Ruh, aktivis warga Maba Pura, peserta aksi mengatakan, masyarakat hanya menuntut apa yang jadi haknya. Masalah makin rumit karena perusahaan tidak mau menandatangani berita acara untuk menyelesaikan sengketa lahan masyarakat adat yang telah diserobotnya.
“Jadi sepertinya perusahaan ini (STS) kepala batu. Mengabaikan kewenangan pemerintah dan masyarakat adat yang dikorbankan tanah adatnya,” kata M. Ruh kepada Mongabay.
Protes-protes warga selama sepekan terakhir adalah akumulasi kemarahan masyarakat adat yang ruang hidupnya terampas untuk tambang. Karena belum ada keputusan, warga akan kembali berunjuk rasa pada Senin, 28 April untuk meminta perusahaan angkat kaki dari tanah Malut, khususnya Haltim.
“Karena perusahaan tidak lagi menghargai hak-hak masyarakat adat dan mengakui wilayah masyarakat adat yang dibongkar, juga tidak berkontribusi sama sekali terhadap masyarakat adat selain merusak hutan dan tanaman, maka bagi saya cabut saja IUP-nya,” kata M. Ruh.

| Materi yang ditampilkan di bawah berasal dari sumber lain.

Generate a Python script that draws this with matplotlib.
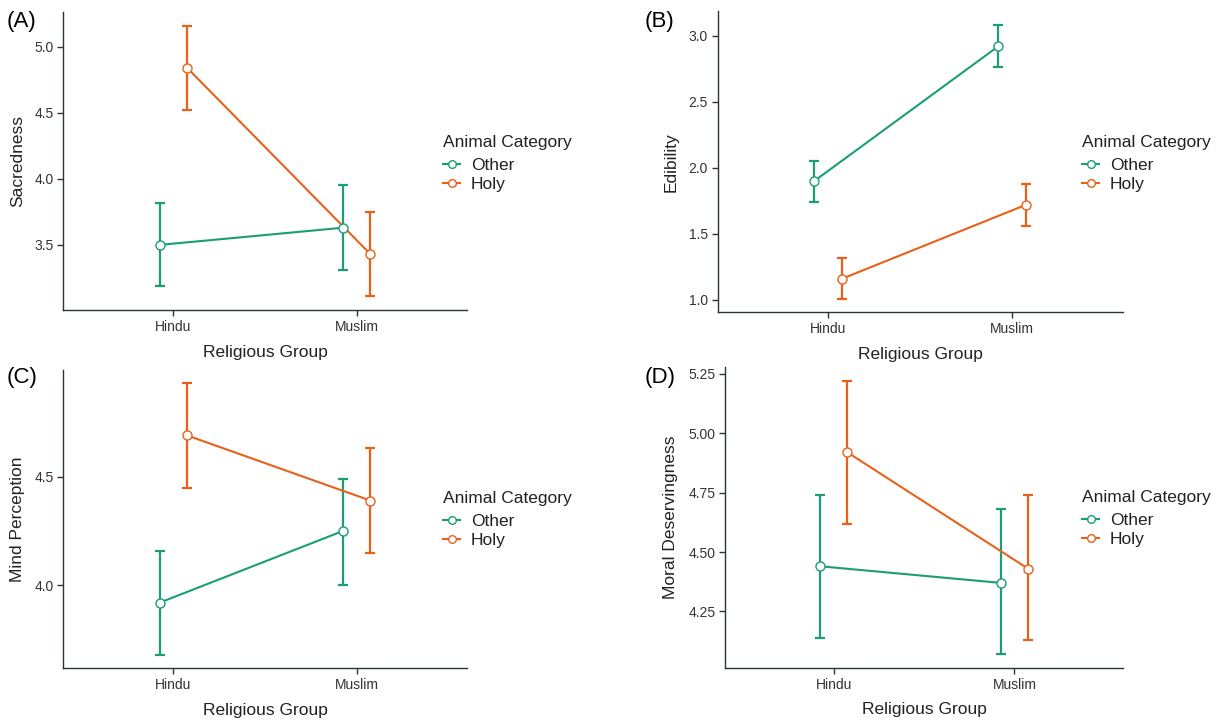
import matplotlib.pyplot as plt
from matplotlib.lines import Line2D

plt.rcParams['font.family'] = ['Liberation Sans', 'DejaVu Sans']

groups = ['Hindu', 'Muslim']
categories = ['Other', 'Holy']

# means with lower / upper interval bounds, one pair per religious group
sacred_other = [3.50, 3.63]
sacred_other_lo = [3.19, 3.31]
sacred_other_hi = [3.82, 3.95]
sacred_holy = [4.84, 3.43]
sacred_holy_lo = [4.52, 3.11]
sacred_holy_hi = [5.16, 3.75]

edible_other = [1.90, 2.92]
edible_other_lo = [1.74, 2.76]
edible_other_hi = [2.05, 3.08]
edible_holy = [1.16, 1.72]
edible_holy_lo = [1.01, 1.56]
edible_holy_hi = [1.32, 1.88]

mind_other = [3.92, 4.25]
mind_other_lo = [3.68, 4.00]
mind_other_hi = [4.16, 4.49]
mind_holy = [4.69, 4.39]
mind_holy_lo = [4.45, 4.15]
mind_holy_hi = [4.93, 4.63]

moral_other = [4.44, 4.37]
moral_other_lo = [4.14, 4.07]
moral_other_hi = [4.74, 4.68]
moral_holy = [4.92, 4.43]
moral_holy_lo = [4.62, 4.13]
moral_holy_hi = [5.22, 4.74]

GREEN = '#1b9e77'
ORANGE = '#e8611a'
INK = '#222222'
AXIS = '#2b3535'

W, H = 1216, 720
fig = plt.figure(figsize=(W / 100, H / 100), dpi=100)


def box(left, top, right, bottom):
    return [left / W, 1 - bottom / H, (right - left) / W, (bottom - top) / H]


def panel(rect, letter, letter_xy, ylabel, ylabel_x, ticks, fmt, series, legend_xy):
    ax = fig.add_axes(box(*rect))
    x = [1, 2]
    dodge = 0.075
    lows, highs = [], []
    for (mean, lo, hi), color, sign in zip(series, [GREEN, ORANGE], [-1, 1]):
        xs = [v + sign * dodge for v in x]
        yerr = [[m - l for m, l in zip(mean, lo)], [h - m for m, h in zip(mean, hi)]]
        ax.errorbar(xs, mean, yerr=yerr, fmt='none', ecolor=color, elinewidth=1.6,
                    capsize=3.8, capthick=1.6, zorder=2)
        ax.plot(xs, mean, color=color, lw=1.5, zorder=3)
        ax.plot(xs, mean, 'o', ms=6.5, mfc='white', mec=color, mew=1.0, zorder=4)
        lows += lo
        highs += hi
    lo, hi = min(lows), max(highs)
    pad = 0.05 * (hi - lo)
    ax.set_ylim(lo - pad, hi + pad)
    ax.set_xlim(0.4, 2.6)
    ax.set_xticks(x)
    ax.set_xticklabels(groups)
    ax.set_yticks(ticks)
    ax.set_yticklabels([fmt % t for t in ticks])
    for s in ['top', 'right']:
        ax.spines[s].set_visible(False)
    for s in ['left', 'bottom']:
        ax.spines[s].set_color(AXIS)
        ax.spines[s].set_linewidth(1.0)
    ax.tick_params(length=4, width=1.0, color=AXIS, labelsize=10, labelcolor='#333333', pad=3)

    left, top, right, bottom = rect
    fig.text((left + right) / 2 / W, 1 - (bottom + 42) / H, 'Religious Group',
             ha='center', va='center', fontsize=12.5, color=INK)
    fig.text(ylabel_x / W, 1 - (top + bottom) / 2 / H, ylabel, rotation=90,
             ha='center', va='center', fontsize=12.5, color=INK)
    fig.text(letter_xy[0] / W, 1 - letter_xy[1] / H, letter,
             ha='left', va='center', fontsize=16, color='black')

    handles = [Line2D([0], [0], color=c, lw=1.5, marker='o', ms=5.5, mfc='white', mec=c)
               for c in [GREEN, ORANGE]]
    leg = ax.legend(handles, categories, title='Animal Category', loc='upper left',
                    bbox_to_anchor=(legend_xy[0] / W, 1 - legend_xy[1] / H),
                    bbox_transform=fig.transFigure, frameon=False, fontsize=12.5,
                    title_fontsize=12.5, handlelength=1.0, handletextpad=0.6,
                    labelspacing=0.2, borderpad=0, borderaxespad=0)
    leg._legend_box.align = 'left'
    leg._legend_box.sep = 6
    for t in leg.get_texts():
        t.set_color(INK)
    leg.get_title().set_color(INK)
    return ax


panel((63.3, 12, 466.7, 310), '(A)', (7, 22), 'Sacredness', 18,
      [3.5, 4.0, 4.5, 5.0], '%.1f',
      [(sacred_other, sacred_other_lo, sacred_other_hi),
       (sacred_holy, sacred_holy_lo, sacred_holy_hi)], (443, 135))

panel((717.6, 11.4, 1122.7, 312.3), '(B)', (645, 22), 'Edibility', 671,
      [1.0, 1.5, 2.0, 2.5, 3.0], '%.1f',
      [(edible_other, edible_other_lo, edible_other_hi),
       (edible_holy, edible_holy_lo, edible_holy_hi)], (1082, 135))

panel((63.3, 369.7, 466.7, 668.4), '(C)', (7, 378), 'Mind Perception', 18,
      [4.0, 4.5], '%.1f',
      [(mind_other, mind_other_lo, mind_other_hi),
       (mind_holy, mind_holy_lo, mind_holy_hi)], (443, 491))

panel((725.3, 367.4, 1122.9, 667.8), '(D)', (645, 378), 'Moral Deservingness', 671,
      [4.25, 4.5, 4.75, 5.0, 5.25], '%.2f',
      [(moral_other, moral_other_lo, moral_other_hi),
       (moral_holy, moral_holy_lo, moral_holy_hi)], (1082, 490))

fig.savefig('out.png', dpi=100)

Julfikar Sangaji, Dinamisator Jatam Malut mengatakan, pesimis berharap kepada pemerintah daerah selesaikan sengketa lahan STS dengan Masyarakat Adat Wayamli. Pasalnya, penyerobotan lahan adat oleh STS itu terjadi karena fasilitasi pemerintah daerah melalui IUP STS yang terbit saat Bupati Welhelmus Tahalele (2005-2010).

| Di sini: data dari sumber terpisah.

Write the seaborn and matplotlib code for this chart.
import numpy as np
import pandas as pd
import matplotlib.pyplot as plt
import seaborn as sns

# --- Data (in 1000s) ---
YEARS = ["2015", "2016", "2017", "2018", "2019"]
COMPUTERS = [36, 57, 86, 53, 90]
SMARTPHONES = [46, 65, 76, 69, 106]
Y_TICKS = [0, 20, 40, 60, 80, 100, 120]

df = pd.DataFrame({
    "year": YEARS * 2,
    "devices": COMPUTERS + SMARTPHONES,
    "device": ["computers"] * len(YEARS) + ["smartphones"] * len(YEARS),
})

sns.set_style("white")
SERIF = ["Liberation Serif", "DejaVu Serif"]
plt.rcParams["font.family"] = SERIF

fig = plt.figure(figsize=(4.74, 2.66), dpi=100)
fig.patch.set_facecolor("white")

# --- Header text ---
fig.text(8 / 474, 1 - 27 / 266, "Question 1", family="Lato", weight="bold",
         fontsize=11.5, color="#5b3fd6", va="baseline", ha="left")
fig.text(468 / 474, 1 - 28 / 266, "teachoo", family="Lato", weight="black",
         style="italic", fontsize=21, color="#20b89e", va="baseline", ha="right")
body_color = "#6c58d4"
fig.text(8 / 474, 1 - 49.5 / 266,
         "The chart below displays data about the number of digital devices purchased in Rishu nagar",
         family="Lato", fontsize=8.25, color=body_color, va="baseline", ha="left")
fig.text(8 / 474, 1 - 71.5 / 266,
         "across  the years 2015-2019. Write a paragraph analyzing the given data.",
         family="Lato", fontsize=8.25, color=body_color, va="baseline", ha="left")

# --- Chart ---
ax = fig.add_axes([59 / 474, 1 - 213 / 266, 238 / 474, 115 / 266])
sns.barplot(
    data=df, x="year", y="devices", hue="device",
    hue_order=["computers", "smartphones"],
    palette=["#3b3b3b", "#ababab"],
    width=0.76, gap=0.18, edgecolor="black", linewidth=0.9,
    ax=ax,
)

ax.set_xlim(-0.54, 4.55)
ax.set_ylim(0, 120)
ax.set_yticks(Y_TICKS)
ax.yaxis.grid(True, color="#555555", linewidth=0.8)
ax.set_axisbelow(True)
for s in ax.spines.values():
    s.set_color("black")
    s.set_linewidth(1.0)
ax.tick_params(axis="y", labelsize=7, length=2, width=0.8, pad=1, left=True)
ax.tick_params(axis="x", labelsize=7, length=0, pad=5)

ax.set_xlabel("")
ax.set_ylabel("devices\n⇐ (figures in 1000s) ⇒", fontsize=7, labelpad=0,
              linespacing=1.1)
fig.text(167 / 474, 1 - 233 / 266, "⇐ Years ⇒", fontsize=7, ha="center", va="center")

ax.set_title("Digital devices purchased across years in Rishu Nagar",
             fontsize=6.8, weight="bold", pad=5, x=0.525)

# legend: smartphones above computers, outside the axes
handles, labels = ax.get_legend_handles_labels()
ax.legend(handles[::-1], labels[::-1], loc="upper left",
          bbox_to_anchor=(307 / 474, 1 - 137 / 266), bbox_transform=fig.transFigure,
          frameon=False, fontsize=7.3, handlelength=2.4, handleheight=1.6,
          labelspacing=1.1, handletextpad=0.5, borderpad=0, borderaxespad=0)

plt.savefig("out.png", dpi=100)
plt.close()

“Perusahaan tidak berani mencaplok lahan masyarakat adat tanpa persetujuan atau pemberian izin konsesi dari pemerintah. Sementara, izin STS, seperti yang kita tahu, dikeluarkan Bupati Halmahera Timur Welhelmus pada 2009. Artinya, rezim politik daerah yang memfasilitasi perusakan dan pencaplokan tanah adat untuk tambang nikel,” katanya.
Menurut dia, apa yang STS lakukan sebagai pelanggaran serius hak asasi manusia (HAM) karena menghancurkan ruang hidup masyarakat adat di Maba. Wilayah perusahaan melakukan perusakan merupakan daerah keramat, tetapi dengan sekejap tergusur.
“Yang dilakukan STS bukan sekadar menggerakkan alat berat lalu menggusur hutan dan mengeruk tanah adat, tapi lebih dari itu, patut disebut sebagai ‘kejahatan terorganisir.”
Mongabay berusaha meminta penjelasan melalui email HRD perusahaan tetapi hingga naskah ini tayang, email yang terkirim tak mendapat respons.
Namun, saat hadir dalam pertemuan bersama pemerintah kabupaten, Rabu (23/4/25), Kukun, perwakilan perusahaan mengaku masih akan berkoordinasi dengan pimpinan perusahaan di Jakarta. “Kita belum mendapatkan informasi pimpinan kita, sehingga segala keputusan belum dapat diambil,” katanya, seperti dikutip media lokal.